The United States avoids double taxation primarily through the Foreign Tax Credit (FTC) mechanism detailed in Article 24. When a US citizen or resident has income that France has already taxed, the US allows a credit against US income tax for the French tax paid. The FTC is calculated on IRS Form 1116, subject to limitations that prevent the credit from offsetting US tax on US-source income.
The calculation ensures that the US tax liability on the foreign-source income is reduced dollar-for-dollar by the French tax paid. This credit method is the standard approach for the US to mitigate double taxation on items like dividends and business profits.
France uses a combination of the exemption method and the credit method, depending on the type of income. For certain income types, such as business profits attributable to a PE in the US, France employs the exemption method with progression. Under this method, the income is not taxed in France, but it is included when determining the tax rate applicable to the resident’s remaining French-source income.
For other income, such as dividends and interest, France uses the credit method, similar to the US. France allows a resident to credit the US tax withheld against the French income tax due on that same income.
Article 29 contains the Saving Clause, which allows the United States to tax its citizens and residents as if the Convention had not come into effect.

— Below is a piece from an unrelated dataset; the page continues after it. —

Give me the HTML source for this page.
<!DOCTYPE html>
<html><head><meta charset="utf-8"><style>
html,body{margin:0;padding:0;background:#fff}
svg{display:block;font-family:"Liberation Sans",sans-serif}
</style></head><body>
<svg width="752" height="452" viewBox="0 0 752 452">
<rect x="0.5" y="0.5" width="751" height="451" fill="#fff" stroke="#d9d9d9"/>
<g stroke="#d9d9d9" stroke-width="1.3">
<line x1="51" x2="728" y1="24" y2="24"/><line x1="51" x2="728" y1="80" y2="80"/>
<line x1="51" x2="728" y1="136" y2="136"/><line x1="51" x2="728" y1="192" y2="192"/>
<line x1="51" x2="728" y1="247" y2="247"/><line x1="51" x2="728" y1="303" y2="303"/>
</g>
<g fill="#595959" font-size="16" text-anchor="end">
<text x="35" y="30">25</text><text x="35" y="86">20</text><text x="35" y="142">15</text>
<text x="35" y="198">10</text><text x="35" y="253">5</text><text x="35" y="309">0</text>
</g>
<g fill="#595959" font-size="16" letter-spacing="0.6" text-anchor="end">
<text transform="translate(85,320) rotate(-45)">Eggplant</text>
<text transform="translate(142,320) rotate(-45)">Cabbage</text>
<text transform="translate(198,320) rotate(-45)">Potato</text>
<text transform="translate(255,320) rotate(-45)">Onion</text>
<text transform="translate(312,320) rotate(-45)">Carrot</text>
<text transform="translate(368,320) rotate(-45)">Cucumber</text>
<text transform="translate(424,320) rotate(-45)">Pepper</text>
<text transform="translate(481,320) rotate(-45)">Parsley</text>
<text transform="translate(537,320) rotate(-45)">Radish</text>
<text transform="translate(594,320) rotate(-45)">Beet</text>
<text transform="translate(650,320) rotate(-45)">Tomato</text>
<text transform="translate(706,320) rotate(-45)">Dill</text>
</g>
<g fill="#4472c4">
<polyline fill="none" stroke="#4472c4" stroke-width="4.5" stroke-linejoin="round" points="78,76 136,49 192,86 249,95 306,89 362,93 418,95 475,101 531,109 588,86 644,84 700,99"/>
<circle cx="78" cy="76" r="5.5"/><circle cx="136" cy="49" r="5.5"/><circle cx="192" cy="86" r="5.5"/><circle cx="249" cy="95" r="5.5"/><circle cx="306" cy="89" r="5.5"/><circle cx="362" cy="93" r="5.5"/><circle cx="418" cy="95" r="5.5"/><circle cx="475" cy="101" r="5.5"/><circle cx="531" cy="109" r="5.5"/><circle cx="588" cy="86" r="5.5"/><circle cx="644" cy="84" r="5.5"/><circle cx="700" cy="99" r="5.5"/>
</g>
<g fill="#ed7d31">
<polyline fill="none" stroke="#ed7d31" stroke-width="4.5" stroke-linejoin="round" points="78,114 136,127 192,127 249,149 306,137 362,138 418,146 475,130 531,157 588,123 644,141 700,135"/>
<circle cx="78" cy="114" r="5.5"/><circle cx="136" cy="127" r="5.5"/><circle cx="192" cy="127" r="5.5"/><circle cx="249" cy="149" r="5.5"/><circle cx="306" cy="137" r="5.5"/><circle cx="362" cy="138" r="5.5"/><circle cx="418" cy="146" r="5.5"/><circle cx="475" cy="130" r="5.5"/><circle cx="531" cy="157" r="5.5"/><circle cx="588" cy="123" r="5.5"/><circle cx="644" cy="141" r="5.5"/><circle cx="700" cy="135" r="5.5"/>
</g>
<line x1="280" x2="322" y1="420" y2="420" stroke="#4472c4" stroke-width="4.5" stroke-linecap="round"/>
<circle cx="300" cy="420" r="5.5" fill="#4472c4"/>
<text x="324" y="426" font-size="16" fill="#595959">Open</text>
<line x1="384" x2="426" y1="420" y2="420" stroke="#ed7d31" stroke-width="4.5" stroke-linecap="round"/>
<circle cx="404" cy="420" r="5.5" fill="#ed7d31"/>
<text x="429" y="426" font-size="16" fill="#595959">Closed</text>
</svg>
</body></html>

This means the US retains the right to tax its citizens’ worldwide income, overriding many of the allocation rules. This clause is the primary reason US citizens residing in France must still file IRS Form 1040 and report all income.
The clause contains specific exceptions that protect certain treaty benefits. The US will not apply the Saving Clause to the provisions concerning Social Security (Article 20), government pensions (Article 19), and the residency-based taxation of private pensions (Article 18). These specific benefits remain protected, guaranteeing the treaty’s intended relief.